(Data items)
-- begin --
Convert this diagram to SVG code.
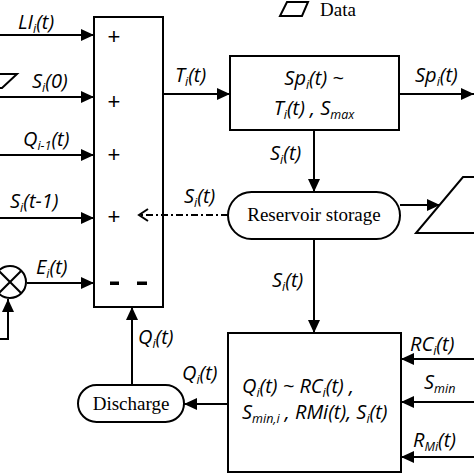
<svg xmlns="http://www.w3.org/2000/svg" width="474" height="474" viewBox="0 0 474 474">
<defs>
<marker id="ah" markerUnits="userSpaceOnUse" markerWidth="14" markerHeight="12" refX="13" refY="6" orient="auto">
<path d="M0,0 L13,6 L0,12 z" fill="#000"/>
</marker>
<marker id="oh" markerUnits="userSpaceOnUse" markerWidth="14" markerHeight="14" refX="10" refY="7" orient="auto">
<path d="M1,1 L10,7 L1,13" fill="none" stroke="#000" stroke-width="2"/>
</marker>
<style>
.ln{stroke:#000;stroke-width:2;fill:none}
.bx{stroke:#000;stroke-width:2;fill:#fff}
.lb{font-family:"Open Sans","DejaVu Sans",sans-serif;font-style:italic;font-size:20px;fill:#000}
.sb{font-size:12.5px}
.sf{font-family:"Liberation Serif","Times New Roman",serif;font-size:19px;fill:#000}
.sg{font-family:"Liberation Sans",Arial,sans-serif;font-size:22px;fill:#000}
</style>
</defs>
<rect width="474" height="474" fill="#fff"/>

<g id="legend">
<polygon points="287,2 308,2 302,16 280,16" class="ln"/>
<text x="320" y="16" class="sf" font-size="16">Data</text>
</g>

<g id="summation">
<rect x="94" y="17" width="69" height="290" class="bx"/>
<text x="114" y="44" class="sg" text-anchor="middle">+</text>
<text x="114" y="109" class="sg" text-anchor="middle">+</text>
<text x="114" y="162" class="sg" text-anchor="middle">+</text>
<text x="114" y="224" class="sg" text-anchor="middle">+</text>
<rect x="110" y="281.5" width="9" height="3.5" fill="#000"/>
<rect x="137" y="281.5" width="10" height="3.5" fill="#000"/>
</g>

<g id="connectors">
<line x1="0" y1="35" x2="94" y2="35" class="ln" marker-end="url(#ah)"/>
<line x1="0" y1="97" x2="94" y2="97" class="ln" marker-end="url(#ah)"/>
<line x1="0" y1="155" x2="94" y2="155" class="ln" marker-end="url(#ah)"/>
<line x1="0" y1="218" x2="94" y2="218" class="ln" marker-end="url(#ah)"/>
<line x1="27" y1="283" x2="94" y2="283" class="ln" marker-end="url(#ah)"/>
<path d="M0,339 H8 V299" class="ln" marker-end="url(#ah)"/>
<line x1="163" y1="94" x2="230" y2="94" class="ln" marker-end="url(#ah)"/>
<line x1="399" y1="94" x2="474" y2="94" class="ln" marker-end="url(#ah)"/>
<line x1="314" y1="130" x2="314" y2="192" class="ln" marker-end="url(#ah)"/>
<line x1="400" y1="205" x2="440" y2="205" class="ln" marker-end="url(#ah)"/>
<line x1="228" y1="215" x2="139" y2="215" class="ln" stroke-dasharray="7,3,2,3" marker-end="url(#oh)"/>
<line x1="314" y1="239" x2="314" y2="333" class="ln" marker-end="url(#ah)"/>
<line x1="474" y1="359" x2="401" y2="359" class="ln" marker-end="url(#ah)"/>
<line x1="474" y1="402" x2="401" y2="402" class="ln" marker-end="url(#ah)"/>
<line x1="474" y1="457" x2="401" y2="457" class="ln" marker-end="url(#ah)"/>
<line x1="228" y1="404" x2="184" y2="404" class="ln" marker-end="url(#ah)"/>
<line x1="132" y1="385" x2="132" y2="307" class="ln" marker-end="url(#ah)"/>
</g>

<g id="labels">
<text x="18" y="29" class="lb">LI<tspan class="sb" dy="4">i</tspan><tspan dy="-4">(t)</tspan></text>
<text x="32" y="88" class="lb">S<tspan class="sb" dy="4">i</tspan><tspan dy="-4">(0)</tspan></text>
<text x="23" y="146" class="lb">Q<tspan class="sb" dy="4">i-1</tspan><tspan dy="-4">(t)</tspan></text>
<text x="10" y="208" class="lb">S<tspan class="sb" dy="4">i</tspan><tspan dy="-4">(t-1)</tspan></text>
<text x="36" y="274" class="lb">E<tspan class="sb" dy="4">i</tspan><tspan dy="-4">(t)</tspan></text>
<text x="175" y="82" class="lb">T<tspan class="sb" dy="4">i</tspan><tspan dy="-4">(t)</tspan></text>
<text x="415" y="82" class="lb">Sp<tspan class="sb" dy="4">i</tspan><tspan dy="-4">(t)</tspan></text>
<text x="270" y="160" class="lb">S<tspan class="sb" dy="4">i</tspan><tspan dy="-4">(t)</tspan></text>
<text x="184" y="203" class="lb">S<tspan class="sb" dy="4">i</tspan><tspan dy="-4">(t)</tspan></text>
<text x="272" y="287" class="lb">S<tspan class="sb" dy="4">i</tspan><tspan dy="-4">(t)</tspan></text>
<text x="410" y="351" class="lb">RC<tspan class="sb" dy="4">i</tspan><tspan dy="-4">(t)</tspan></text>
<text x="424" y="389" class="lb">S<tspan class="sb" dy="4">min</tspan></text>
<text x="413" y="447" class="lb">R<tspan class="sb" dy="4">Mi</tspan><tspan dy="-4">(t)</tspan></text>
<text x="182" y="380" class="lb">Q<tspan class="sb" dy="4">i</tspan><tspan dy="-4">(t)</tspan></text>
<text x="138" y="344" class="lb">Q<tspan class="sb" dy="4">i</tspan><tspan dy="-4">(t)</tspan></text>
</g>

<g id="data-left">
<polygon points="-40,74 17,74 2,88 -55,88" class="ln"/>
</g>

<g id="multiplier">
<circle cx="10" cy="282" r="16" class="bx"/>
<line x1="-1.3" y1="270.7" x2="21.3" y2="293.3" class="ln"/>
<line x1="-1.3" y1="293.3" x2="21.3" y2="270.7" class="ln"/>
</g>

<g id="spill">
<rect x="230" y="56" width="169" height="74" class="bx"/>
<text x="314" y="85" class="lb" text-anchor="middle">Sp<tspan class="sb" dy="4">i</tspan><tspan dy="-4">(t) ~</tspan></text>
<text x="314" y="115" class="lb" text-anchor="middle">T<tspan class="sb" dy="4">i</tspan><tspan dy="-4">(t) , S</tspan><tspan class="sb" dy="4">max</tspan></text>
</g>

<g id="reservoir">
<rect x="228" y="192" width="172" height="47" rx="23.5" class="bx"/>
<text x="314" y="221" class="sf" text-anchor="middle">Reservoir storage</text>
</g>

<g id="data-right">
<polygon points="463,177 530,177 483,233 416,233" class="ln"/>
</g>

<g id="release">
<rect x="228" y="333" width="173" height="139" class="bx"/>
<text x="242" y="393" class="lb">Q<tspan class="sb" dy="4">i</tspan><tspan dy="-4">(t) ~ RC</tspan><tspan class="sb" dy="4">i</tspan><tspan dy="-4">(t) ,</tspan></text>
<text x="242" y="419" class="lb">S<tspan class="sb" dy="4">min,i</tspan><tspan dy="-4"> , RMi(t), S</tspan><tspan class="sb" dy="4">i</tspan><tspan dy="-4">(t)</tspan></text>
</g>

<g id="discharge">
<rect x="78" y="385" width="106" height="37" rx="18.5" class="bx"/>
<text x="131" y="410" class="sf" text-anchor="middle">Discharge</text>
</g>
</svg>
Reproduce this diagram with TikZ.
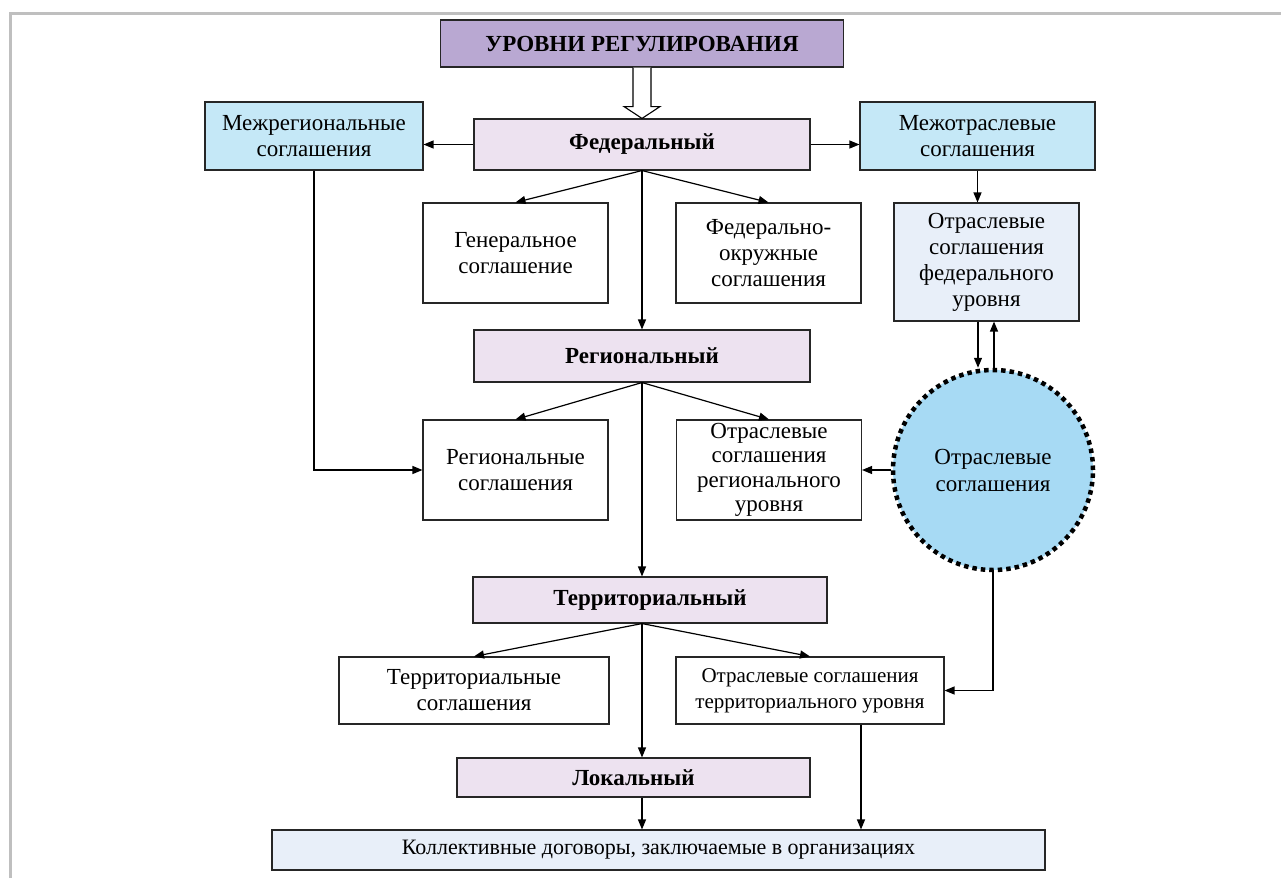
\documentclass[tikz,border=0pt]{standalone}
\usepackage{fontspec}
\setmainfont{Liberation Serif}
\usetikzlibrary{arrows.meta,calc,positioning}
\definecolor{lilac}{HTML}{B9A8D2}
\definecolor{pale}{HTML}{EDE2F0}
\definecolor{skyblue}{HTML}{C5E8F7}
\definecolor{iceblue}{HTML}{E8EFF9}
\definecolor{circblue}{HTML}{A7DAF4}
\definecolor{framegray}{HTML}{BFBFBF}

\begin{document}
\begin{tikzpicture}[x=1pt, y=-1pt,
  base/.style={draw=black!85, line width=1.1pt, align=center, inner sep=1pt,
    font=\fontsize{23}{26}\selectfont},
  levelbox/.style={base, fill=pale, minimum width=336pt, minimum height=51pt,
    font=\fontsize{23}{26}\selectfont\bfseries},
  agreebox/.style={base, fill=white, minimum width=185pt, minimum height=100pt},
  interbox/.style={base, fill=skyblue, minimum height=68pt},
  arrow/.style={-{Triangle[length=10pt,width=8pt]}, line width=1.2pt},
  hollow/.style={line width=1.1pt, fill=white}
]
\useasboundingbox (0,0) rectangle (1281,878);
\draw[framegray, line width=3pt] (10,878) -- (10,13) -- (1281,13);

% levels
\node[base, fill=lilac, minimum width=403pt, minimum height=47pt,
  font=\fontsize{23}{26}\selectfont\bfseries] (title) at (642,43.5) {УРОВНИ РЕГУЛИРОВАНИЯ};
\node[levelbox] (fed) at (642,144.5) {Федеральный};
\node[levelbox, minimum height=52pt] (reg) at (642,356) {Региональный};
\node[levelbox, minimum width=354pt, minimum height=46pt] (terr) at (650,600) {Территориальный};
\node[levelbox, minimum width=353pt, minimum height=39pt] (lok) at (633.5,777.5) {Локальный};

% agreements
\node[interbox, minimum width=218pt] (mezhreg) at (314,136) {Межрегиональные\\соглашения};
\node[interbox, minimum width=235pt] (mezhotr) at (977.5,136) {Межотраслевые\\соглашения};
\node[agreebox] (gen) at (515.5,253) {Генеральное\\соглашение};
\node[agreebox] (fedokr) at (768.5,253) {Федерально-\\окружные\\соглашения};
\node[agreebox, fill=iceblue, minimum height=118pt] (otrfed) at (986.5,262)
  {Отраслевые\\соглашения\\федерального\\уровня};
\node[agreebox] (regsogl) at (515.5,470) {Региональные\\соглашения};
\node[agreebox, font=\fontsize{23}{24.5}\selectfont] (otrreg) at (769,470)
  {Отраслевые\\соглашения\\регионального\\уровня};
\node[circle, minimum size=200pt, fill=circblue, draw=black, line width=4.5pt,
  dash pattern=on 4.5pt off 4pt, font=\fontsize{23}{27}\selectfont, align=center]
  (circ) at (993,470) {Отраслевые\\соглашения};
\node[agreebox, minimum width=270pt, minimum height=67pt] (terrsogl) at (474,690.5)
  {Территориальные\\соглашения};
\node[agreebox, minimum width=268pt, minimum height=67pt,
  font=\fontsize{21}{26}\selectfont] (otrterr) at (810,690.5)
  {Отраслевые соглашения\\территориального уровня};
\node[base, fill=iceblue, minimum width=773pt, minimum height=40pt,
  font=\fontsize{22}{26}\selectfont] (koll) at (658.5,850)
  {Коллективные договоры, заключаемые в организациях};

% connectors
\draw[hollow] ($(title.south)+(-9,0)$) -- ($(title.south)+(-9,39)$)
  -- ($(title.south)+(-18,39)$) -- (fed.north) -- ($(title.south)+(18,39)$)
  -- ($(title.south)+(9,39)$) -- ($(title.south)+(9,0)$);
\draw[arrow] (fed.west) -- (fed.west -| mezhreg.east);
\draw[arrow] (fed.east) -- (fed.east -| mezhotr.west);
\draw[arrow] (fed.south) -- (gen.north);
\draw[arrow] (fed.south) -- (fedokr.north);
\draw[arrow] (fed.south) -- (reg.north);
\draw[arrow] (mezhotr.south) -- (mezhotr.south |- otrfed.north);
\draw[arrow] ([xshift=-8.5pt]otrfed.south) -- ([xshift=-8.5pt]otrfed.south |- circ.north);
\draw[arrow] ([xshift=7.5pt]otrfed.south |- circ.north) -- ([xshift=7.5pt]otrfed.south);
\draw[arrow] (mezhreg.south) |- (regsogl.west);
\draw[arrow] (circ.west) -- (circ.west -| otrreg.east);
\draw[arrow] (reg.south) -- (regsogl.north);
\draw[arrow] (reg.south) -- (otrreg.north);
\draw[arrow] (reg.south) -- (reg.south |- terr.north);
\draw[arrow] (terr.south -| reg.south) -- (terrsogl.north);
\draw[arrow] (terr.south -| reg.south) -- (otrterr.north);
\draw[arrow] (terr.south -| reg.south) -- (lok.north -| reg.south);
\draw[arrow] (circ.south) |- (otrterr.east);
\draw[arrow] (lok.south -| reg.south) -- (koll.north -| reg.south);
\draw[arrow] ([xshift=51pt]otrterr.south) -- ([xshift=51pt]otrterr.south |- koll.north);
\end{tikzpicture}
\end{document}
-- end --
SET PROBLEM: Scan the records above and report how many lines include the word "diagram", without any other text.

REPLY: 2